Data lines:

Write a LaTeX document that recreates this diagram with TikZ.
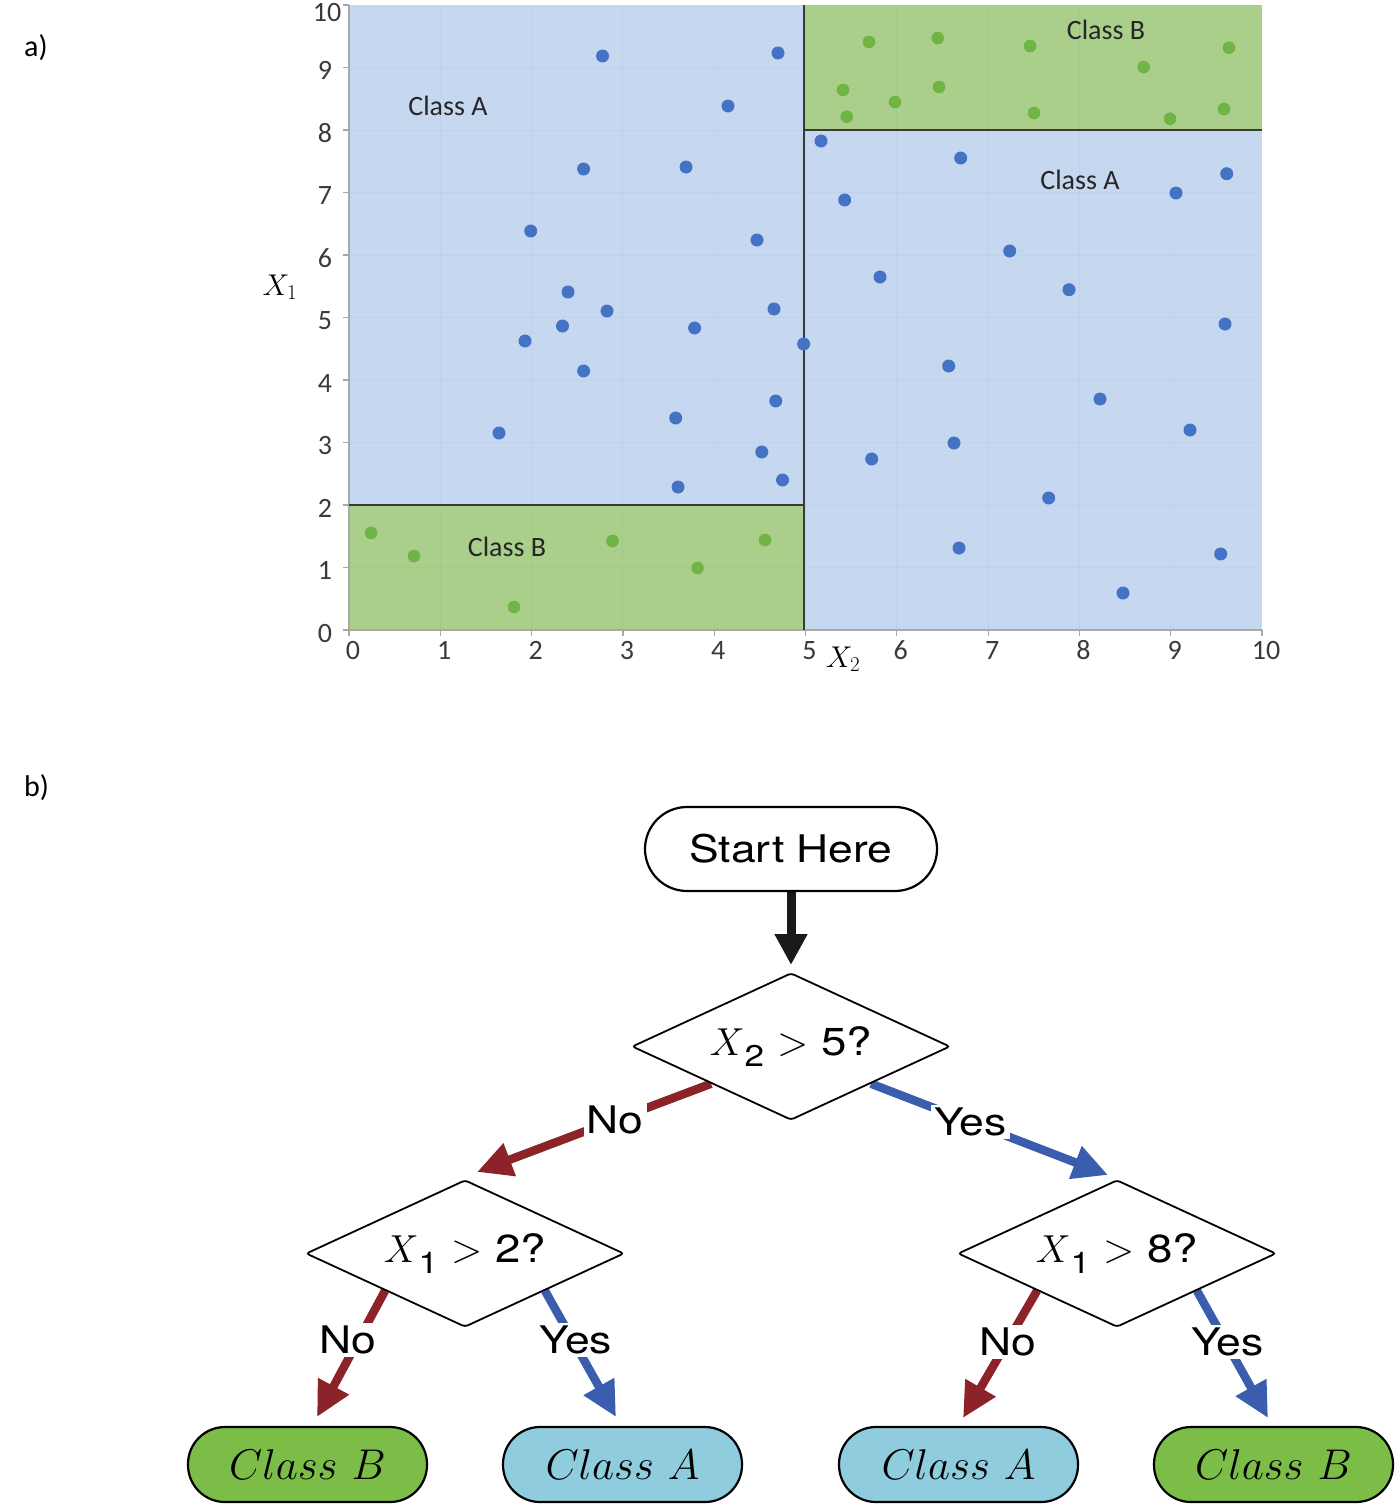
\documentclass[tikz,border=0pt]{standalone}
\usepackage{fix-cm}
\usepackage[no-math]{fontspec}
\setmainfont[FakeStretch=1.17]{TeX Gyre Heros}
\newfontfamily\plotfont{Carlito}
\usetikzlibrary{shapes.geometric,arrows.meta,backgrounds}
\definecolor{bluefill}{HTML}{C5D8EF}
\definecolor{greenfill}{HTML}{A9CF8A}
\definecolor{bluedot}{HTML}{4472C4}
\definecolor{greendot}{HTML}{70B446}
\definecolor{divline}{HTML}{3A3A3A}
\definecolor{axisgray}{HTML}{A8A8A8}
\definecolor{ticktext}{HTML}{3A3A3A}
\definecolor{treered}{HTML}{8B2329}
\definecolor{treeblue}{HTML}{3A5DAE}
\definecolor{leafgreen}{HTML}{7CBD48}
\definecolor{leafblue}{HTML}{8FCCDD}
\newcommand\mysub[1]{\raisebox{-11pt}{\fontsize{30}{32}\selectfont #1}}
\newcommand\mygt{\hspace{13pt}{\fontsize{41}{44}\selectfont$>$}\hspace{13pt}}
\begin{document}
\begin{tikzpicture}[x=1pt,y=-1pt,
  plottext/.style={font=\plotfont\fontsize{28}{32}\selectfont, text=ticktext, inner sep=0pt},
  regiontext/.style={font=\plotfont\fontsize{28}{32}\selectfont, text=black!85, inner sep=0pt},
  paneltext/.style={font=\plotfont\fontsize{30}{34}\selectfont, text=black, inner sep=0pt},
  startbox/.style={draw=black, line width=2.2pt, fill=white, rounded corners=42pt,
     minimum width=292pt, minimum height=84pt, inner sep=0pt,
     font=\fontsize{38}{44}\selectfont},
  dia/.style={shape=diamond, aspect=2.16, draw=black, line width=1.8pt, fill=white,
     minimum width=318pt, minimum height=147pt, inner sep=0pt, rounded corners=3pt,
     font=\fontsize{39}{44}\selectfont},
  leafbox/.style={draw=black, line width=2.2pt, rounded corners=37pt,
     minimum width=239pt, minimum height=75pt, inner sep=0pt,
     font=\fontsize{43}{50}\selectfont},
  leafA/.style={leafbox, fill=leafblue},
  leafB/.style={leafbox, fill=leafgreen},
  elab/.style={fill=white, inner sep=3pt, font=\fontsize{38}{44}\selectfont, text=black},
  redarrow/.style={draw=treered, line width=8.5pt, -{Triangle[length=35pt,width=33pt]}},
  bluearrow/.style={draw=treeblue, line width=8.5pt, -{Triangle[length=35pt,width=33pt]}},
  blackarrow/.style={draw=black!90, line width=9pt, -{Triangle[length=31pt,width=31pt]}}
]
\useasboundingbox (0,0) rectangle (1395,1504);

% ---------------- panel a ----------------
\node[paneltext, anchor=base west] (la) at (24,57) {a)};
\fill[bluefill] (349,5) rectangle (1262,630);
\fill[greenfill] (349,505) rectangle (804,630);
\fill[greenfill] (804,5) rectangle (1262,130);
% faint grid
\foreach \k in {1,...,9} {
  \draw[black, opacity=0.025, line width=1pt] ({349+91.3*\k},5) -- ({349+91.3*\k},630);
  \draw[black, opacity=0.025, line width=1pt] (349,{630-62.5*\k}) -- (1262,{630-62.5*\k});
}
% axes
\draw[axisgray, line width=1.5pt] (349,5) -- (349,630) -- (1262,630);
\foreach \k in {0,...,10} {
  \draw[axisgray, line width=1.2pt] (343,{630-62.5*\k}) -- (349,{630-62.5*\k});
  \draw[axisgray, line width=1.2pt] ({349+91.3*\k},630) -- ({349+91.3*\k},636);
  \node[plottext, anchor=base] at ({349+91.3*\k+4},659) {\k};
}
\foreach \k in {0,...,9} {
  \node[plottext, anchor=base] at (325,{630-62.5*\k+12}) {\k};
}
\node[plottext, anchor=base] at (327,22) {10};
% split lines
\draw[divline, line width=2pt] (804,5) -- (804,630);
\draw[divline, line width=2pt] (349,505) -- (804,505);
\draw[divline, line width=2pt] (804,130) -- (1262,130);
% points
\foreach \x/\y in {602.5/56, 778/53, 728/106, 583.6/169, 686/167, 530.7/231, 757/240,
  568/292, 607/311, 774/309, 562.5/326, 694.6/328, 525/341, 803.6/344, 583.6/371,
  499/433, 675.7/418, 775.7/401, 761.8/452, 678/487, 782.5/480,
  821/141, 960.7/158, 844.7/200, 1176/193, 1226.7/173.7, 1009.7/251, 880/277,
  1069/289.7, 1225/324, 948.7/366, 1100/399, 1190/430, 954/443, 871.7/459,
  1048.7/498, 959/548, 1220.7/554, 1123/593}
  \fill[bluedot] (\x,\y) circle[radius=6.5pt];
\foreach \x/\y in {371/533, 414/556, 514/607, 612.5/541, 697.5/568, 765/540,
  869/42, 937.7/38, 1030/46, 1229/47.7, 1143.7/67, 843/90, 895/102, 939/87,
  846.7/116.7, 1034/113, 1170/118.7, 1224/109}
  \fill[greendot] (\x,\y) circle[radius=6.3pt];
% region labels
\node[regiontext] (ca1) at (448,106) {Class A};
\node[regiontext] (cb1) at (1106,30) {Class B};
\node[regiontext] (ca2) at (1080,180) {Class A};
\node[regiontext] (cb2) at (507,547) {Class B};
% axis labels
\node[inner sep=0pt, font=\fontsize{30}{34}\selectfont] (x1lab) at (280,287) {$X_1$};
\node[inner sep=0pt, font=\fontsize{30}{34}\selectfont] (x2lab) at (843,659) {$X_2$};

% ---------------- panel b ----------------
\node[paneltext, anchor=base west] (lb) at (24,796) {b)};
\node[startbox] (start) at (791,849) {Start Here};
\node[dia] (d1) at (791,1046.5) {$X$\mysub{2}\mygt 5?};
\node[dia] (d2) at (465,1253.5) {$X$\mysub{1}\mygt 2?};
\node[dia] (d3) at (1117,1253.5) {$X$\mysub{1}\mygt 8?};
\node[leafB] (l1) at (307.5,1464.5) {$Class\ B$};
\node[leafA] (l2) at (622.5,1464.5) {$Class\ A$};
\node[leafA] (l3) at (958.5,1464.5) {$Class\ A$};
\node[leafB] (l4) at (1273.5,1464.5) {$Class\ B$};

\coordinate (t0) at (791,965);
\coordinate (t1) at (477,1172);
\coordinate (t2) at (1108,1175);
\coordinate (t3) at (317,1417);
\coordinate (t4) at (616,1417);
\coordinate (t5) at (963,1418);
\coordinate (t6) at (1268,1418);

\begin{pgfonlayer}{background}
\draw[blackarrow] (start.south) -- (t0);
\draw[redarrow] (d1.south west) -- node[elab, pos=0.41] {No} (t1);
\draw[bluearrow] (d1.south east) -- node[elab, pos=0.42] {Yes} (t2);
\draw[redarrow] (d2.south west) -- node[elab, pos=0.39, xshift=-11pt] {No} (t3);
\draw[bluearrow] (d2.south east) -- node[elab, pos=0.39, xshift=3pt] {Yes} (t4);
\draw[redarrow] (d3.south west) -- node[elab, pos=0.40] {No} (t5);
\draw[bluearrow] (d3.south east) -- node[elab, pos=0.40, xshift=2pt] {Yes} (t6);
\end{pgfonlayer}
\end{tikzpicture}
\end{document}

Task instructions:
Are you able to set down all the lines above exactly, without any pictures?

Answer to the problem:
Write a LaTeX document that recreates this diagram with TikZ.
\documentclass[tikz,border=0pt]{standalone}
\usepackage{fix-cm}
\usepackage[no-math]{fontspec}
\setmainfont[FakeStretch=1.17]{TeX Gyre Heros}
\newfontfamily\plotfont{Carlito}
\usetikzlibrary{shapes.geometric,arrows.meta,backgrounds}
\definecolor{bluefill}{HTML}{C5D8EF}
\definecolor{greenfill}{HTML}{A9CF8A}
\definecolor{bluedot}{HTML}{4472C4}
\definecolor{greendot}{HTML}{70B446}
\definecolor{divline}{HTML}{3A3A3A}
\definecolor{axisgray}{HTML}{A8A8A8}
\definecolor{ticktext}{HTML}{3A3A3A}
\definecolor{treered}{HTML}{8B2329}
\definecolor{treeblue}{HTML}{3A5DAE}
\definecolor{leafgreen}{HTML}{7CBD48}
\definecolor{leafblue}{HTML}{8FCCDD}
\newcommand\mysub[1]{\raisebox{-11pt}{\fontsize{30}{32}\selectfont #1}}
\newcommand\mygt{\hspace{13pt}{\fontsize{41}{44}\selectfont$>$}\hspace{13pt}}
\begin{document}
\begin{tikzpicture}[x=1pt,y=-1pt,
  plottext/.style={font=\plotfont\fontsize{28}{32}\selectfont, text=ticktext, inner sep=0pt},
  regiontext/.style={font=\plotfont\fontsize{28}{32}\selectfont, text=black!85, inner sep=0pt},
  paneltext/.style={font=\plotfont\fontsize{30}{34}\selectfont, text=black, inner sep=0pt},
  startbox/.style={draw=black, line width=2.2pt, fill=white, rounded corners=42pt,
     minimum width=292pt, minimum height=84pt, inner sep=0pt,
     font=\fontsize{38}{44}\selectfont},
  dia/.style={shape=diamond, aspect=2.16, draw=black, line width=1.8pt, fill=white,
     minimum width=318pt, minimum height=147pt, inner sep=0pt, rounded corners=3pt,
     font=\fontsize{39}{44}\selectfont},
  leafbox/.style={draw=black, line width=2.2pt, rounded corners=37pt,
     minimum width=239pt, minimum height=75pt, inner sep=0pt,
     font=\fontsize{43}{50}\selectfont},
  leafA/.style={leafbox, fill=leafblue},
  leafB/.style={leafbox, fill=leafgreen},
  elab/.style={fill=white, inner sep=3pt, font=\fontsize{38}{44}\selectfont, text=black},
  redarrow/.style={draw=treered, line width=8.5pt, -{Triangle[length=35pt,width=33pt]}},
  bluearrow/.style={draw=treeblue, line width=8.5pt, -{Triangle[length=35pt,width=33pt]}},
  blackarrow/.style={draw=black!90, line width=9pt, -{Triangle[length=31pt,width=31pt]}}
]
\useasboundingbox (0,0) rectangle (1395,1504);

% ---------------- panel a ----------------
\node[paneltext, anchor=base west] (la) at (24,57) {a)};
\fill[bluefill] (349,5) rectangle (1262,630);
\fill[greenfill] (349,505) rectangle (804,630);
\fill[greenfill] (804,5) rectangle (1262,130);
% faint grid
\foreach \k in {1,...,9} {
  \draw[black, opacity=0.025, line width=1pt] ({349+91.3*\k},5) -- ({349+91.3*\k},630);
  \draw[black, opacity=0.025, line width=1pt] (349,{630-62.5*\k}) -- (1262,{630-62.5*\k});
}
% axes
\draw[axisgray, line width=1.5pt] (349,5) -- (349,630) -- (1262,630);
\foreach \k in {0,...,10} {
  \draw[axisgray, line width=1.2pt] (343,{630-62.5*\k}) -- (349,{630-62.5*\k});
  \draw[axisgray, line width=1.2pt] ({349+91.3*\k},630) -- ({349+91.3*\k},636);
  \node[plottext, anchor=base] at ({349+91.3*\k+4},659) {\k};
}
\foreach \k in {0,...,9} {
  \node[plottext, anchor=base] at (325,{630-62.5*\k+12}) {\k};
}
\node[plottext, anchor=base] at (327,22) {10};
% split lines
\draw[divline, line width=2pt] (804,5) -- (804,630);
\draw[divline, line width=2pt] (349,505) -- (804,505);
\draw[divline, line width=2pt] (804,130) -- (1262,130);
% points
\foreach \x/\y in {602.5/56, 778/53, 728/106, 583.6/169, 686/167, 530.7/231, 757/240,
  568/292, 607/311, 774/309, 562.5/326, 694.6/328, 525/341, 803.6/344, 583.6/371,
  499/433, 675.7/418, 775.7/401, 761.8/452, 678/487, 782.5/480,
  821/141, 960.7/158, 844.7/200, 1176/193, 1226.7/173.7, 1009.7/251, 880/277,
  1069/289.7, 1225/324, 948.7/366, 1100/399, 1190/430, 954/443, 871.7/459,
  1048.7/498, 959/548, 1220.7/554, 1123/593}
  \fill[bluedot] (\x,\y) circle[radius=6.5pt];
\foreach \x/\y in {371/533, 414/556, 514/607, 612.5/541, 697.5/568, 765/540,
  869/42, 937.7/38, 1030/46, 1229/47.7, 1143.7/67, 843/90, 895/102, 939/87,
  846.7/116.7, 1034/113, 1170/118.7, 1224/109}
  \fill[greendot] (\x,\y) circle[radius=6.3pt];
% region labels
\node[regiontext] (ca1) at (448,106) {Class A};
\node[regiontext] (cb1) at (1106,30) {Class B};
\node[regiontext] (ca2) at (1080,180) {Class A};
\node[regiontext] (cb2) at (507,547) {Class B};
% axis labels
\node[inner sep=0pt, font=\fontsize{30}{34}\selectfont] (x1lab) at (280,287) {$X_1$};
\node[inner sep=0pt, font=\fontsize{30}{34}\selectfont] (x2lab) at (843,659) {$X_2$};

% ---------------- panel b ----------------
\node[paneltext, anchor=base west] (lb) at (24,796) {b)};
\node[startbox] (start) at (791,849) {Start Here};
\node[dia] (d1) at (791,1046.5) {$X$\mysub{2}\mygt 5?};
\node[dia] (d2) at (465,1253.5) {$X$\mysub{1}\mygt 2?};
\node[dia] (d3) at (1117,1253.5) {$X$\mysub{1}\mygt 8?};
\node[leafB] (l1) at (307.5,1464.5) {$Class\ B$};
\node[leafA] (l2) at (622.5,1464.5) {$Class\ A$};
\node[leafA] (l3) at (958.5,1464.5) {$Class\ A$};
\node[leafB] (l4) at (1273.5,1464.5) {$Class\ B$};

\coordinate (t0) at (791,965);
\coordinate (t1) at (477,1172);
\coordinate (t2) at (1108,1175);
\coordinate (t3) at (317,1417);
\coordinate (t4) at (616,1417);
\coordinate (t5) at (963,1418);
\coordinate (t6) at (1268,1418);

\begin{pgfonlayer}{background}
\draw[blackarrow] (start.south) -- (t0);
\draw[redarrow] (d1.south west) -- node[elab, pos=0.41] {No} (t1);
\draw[bluearrow] (d1.south east) -- node[elab, pos=0.42] {Yes} (t2);
\draw[redarrow] (d2.south west) -- node[elab, pos=0.39, xshift=-11pt] {No} (t3);
\draw[bluearrow] (d2.south east) -- node[elab, pos=0.39, xshift=3pt] {Yes} (t4);
\draw[redarrow] (d3.south west) -- node[elab, pos=0.40] {No} (t5);
\draw[bluearrow] (d3.south east) -- node[elab, pos=0.40, xshift=2pt] {Yes} (t6);
\end{pgfonlayer}
\end{tikzpicture}
\end{document}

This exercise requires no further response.